▶ **WORK TO BE COMPLETED**: Your answer must consist solely of the number of lines that contain the word "diagram".

▶ **RECORDS FOR THIS TASK**:
★ ★ ★ ★ ★ ★ ★
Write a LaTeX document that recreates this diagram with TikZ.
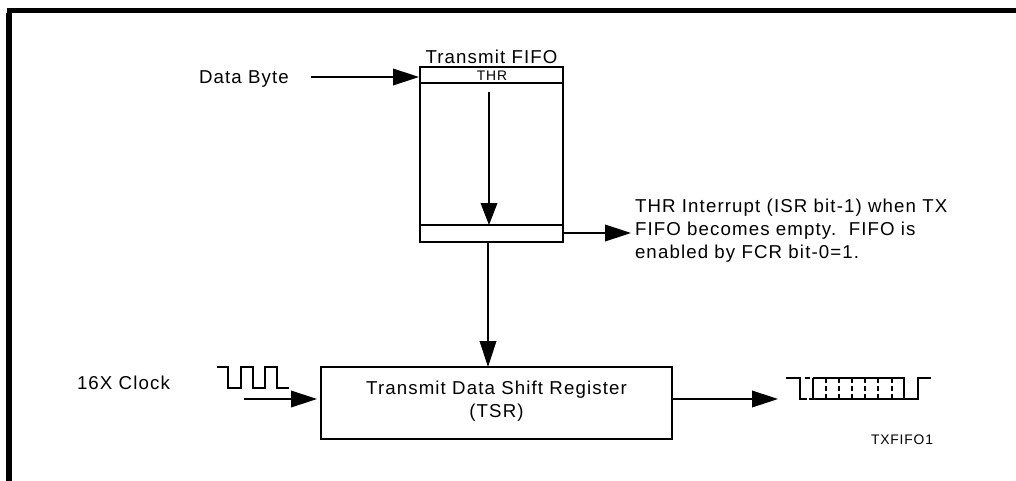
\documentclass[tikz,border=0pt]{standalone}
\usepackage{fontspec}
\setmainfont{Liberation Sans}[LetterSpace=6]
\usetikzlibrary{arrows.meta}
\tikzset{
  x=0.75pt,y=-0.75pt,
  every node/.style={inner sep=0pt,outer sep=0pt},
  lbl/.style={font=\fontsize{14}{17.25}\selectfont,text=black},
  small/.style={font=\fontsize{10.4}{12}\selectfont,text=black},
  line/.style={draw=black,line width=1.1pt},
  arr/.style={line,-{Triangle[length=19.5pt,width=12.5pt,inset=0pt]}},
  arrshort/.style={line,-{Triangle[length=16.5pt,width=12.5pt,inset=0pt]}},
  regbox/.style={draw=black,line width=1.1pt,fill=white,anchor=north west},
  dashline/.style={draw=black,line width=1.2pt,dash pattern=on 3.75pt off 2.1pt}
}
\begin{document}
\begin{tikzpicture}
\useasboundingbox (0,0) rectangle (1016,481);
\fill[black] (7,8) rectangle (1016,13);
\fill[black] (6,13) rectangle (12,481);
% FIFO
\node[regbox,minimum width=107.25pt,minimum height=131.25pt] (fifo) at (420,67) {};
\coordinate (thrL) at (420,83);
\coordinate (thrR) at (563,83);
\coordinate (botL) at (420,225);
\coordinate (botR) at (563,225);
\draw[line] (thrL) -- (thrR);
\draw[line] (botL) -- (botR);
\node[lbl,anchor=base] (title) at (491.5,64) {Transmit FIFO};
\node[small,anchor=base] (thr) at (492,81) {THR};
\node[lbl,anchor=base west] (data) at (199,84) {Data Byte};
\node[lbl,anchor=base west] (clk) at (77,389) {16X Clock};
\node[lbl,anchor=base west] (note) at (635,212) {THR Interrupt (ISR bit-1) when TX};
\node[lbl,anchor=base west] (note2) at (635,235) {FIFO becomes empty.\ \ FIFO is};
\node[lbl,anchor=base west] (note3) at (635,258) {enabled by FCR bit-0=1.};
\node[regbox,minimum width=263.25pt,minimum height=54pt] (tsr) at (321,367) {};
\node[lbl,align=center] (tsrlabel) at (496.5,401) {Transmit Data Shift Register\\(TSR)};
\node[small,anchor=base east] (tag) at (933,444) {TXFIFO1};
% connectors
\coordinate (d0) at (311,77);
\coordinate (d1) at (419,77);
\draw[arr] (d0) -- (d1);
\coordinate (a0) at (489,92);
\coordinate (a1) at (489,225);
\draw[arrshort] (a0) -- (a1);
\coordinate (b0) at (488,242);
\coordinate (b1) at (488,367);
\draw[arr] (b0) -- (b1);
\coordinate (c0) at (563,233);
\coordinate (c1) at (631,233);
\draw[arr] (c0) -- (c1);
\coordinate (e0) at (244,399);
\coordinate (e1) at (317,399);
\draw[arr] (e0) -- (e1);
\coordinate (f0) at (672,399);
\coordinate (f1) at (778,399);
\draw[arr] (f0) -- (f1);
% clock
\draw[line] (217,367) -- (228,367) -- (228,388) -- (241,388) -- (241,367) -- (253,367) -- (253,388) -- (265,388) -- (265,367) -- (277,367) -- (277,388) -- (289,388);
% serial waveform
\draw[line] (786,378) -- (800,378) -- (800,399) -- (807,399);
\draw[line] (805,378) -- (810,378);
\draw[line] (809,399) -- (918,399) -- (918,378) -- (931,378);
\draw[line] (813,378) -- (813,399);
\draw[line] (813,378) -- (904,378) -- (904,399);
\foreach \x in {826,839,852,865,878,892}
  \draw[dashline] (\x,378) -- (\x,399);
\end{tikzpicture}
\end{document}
★ ★ ★ ★ ★ ★ ★
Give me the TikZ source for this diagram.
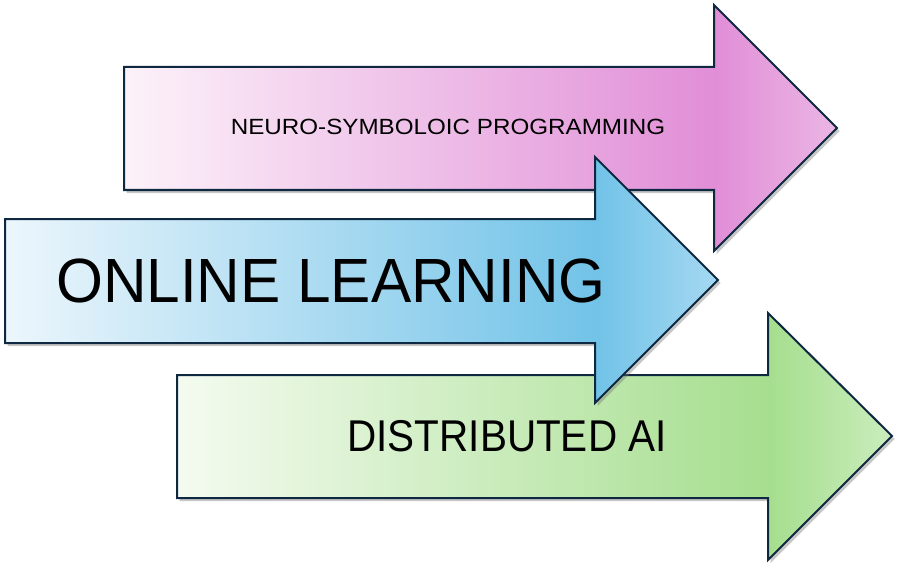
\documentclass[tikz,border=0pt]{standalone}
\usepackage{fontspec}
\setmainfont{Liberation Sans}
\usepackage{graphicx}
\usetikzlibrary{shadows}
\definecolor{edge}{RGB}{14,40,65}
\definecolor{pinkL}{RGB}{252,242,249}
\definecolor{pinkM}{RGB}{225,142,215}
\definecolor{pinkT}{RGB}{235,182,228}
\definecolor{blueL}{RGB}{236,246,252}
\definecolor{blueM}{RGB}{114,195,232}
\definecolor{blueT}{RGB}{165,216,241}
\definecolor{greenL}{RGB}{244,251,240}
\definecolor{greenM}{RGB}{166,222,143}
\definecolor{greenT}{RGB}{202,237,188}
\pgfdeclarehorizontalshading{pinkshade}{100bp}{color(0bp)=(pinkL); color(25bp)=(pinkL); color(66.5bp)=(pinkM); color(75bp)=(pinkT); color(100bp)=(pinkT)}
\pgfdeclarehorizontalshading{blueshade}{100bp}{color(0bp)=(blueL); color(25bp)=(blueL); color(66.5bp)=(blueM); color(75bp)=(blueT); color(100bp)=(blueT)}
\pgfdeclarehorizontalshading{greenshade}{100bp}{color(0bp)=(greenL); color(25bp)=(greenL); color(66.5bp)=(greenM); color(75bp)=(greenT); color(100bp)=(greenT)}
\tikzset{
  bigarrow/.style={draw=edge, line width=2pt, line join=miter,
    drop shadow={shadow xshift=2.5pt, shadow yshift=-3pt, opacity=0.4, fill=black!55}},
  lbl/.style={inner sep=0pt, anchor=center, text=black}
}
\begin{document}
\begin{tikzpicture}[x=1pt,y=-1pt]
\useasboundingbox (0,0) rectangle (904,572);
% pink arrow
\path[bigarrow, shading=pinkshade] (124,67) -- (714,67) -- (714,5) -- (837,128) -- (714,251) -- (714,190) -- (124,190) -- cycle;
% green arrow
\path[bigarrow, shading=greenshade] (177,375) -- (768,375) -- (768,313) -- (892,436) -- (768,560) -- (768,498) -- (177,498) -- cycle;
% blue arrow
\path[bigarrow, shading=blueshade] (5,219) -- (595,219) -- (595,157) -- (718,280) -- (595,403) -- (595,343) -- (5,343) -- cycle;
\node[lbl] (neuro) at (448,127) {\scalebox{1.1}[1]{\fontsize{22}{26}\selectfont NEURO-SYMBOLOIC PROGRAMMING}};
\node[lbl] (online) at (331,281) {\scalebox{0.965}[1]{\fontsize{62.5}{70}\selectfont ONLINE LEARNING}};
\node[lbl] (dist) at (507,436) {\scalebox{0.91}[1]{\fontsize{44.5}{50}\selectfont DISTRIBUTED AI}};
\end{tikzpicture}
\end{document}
★ ★ ★ ★ ★ ★ ★
▶ **EXERCISE RESPONSE**: 2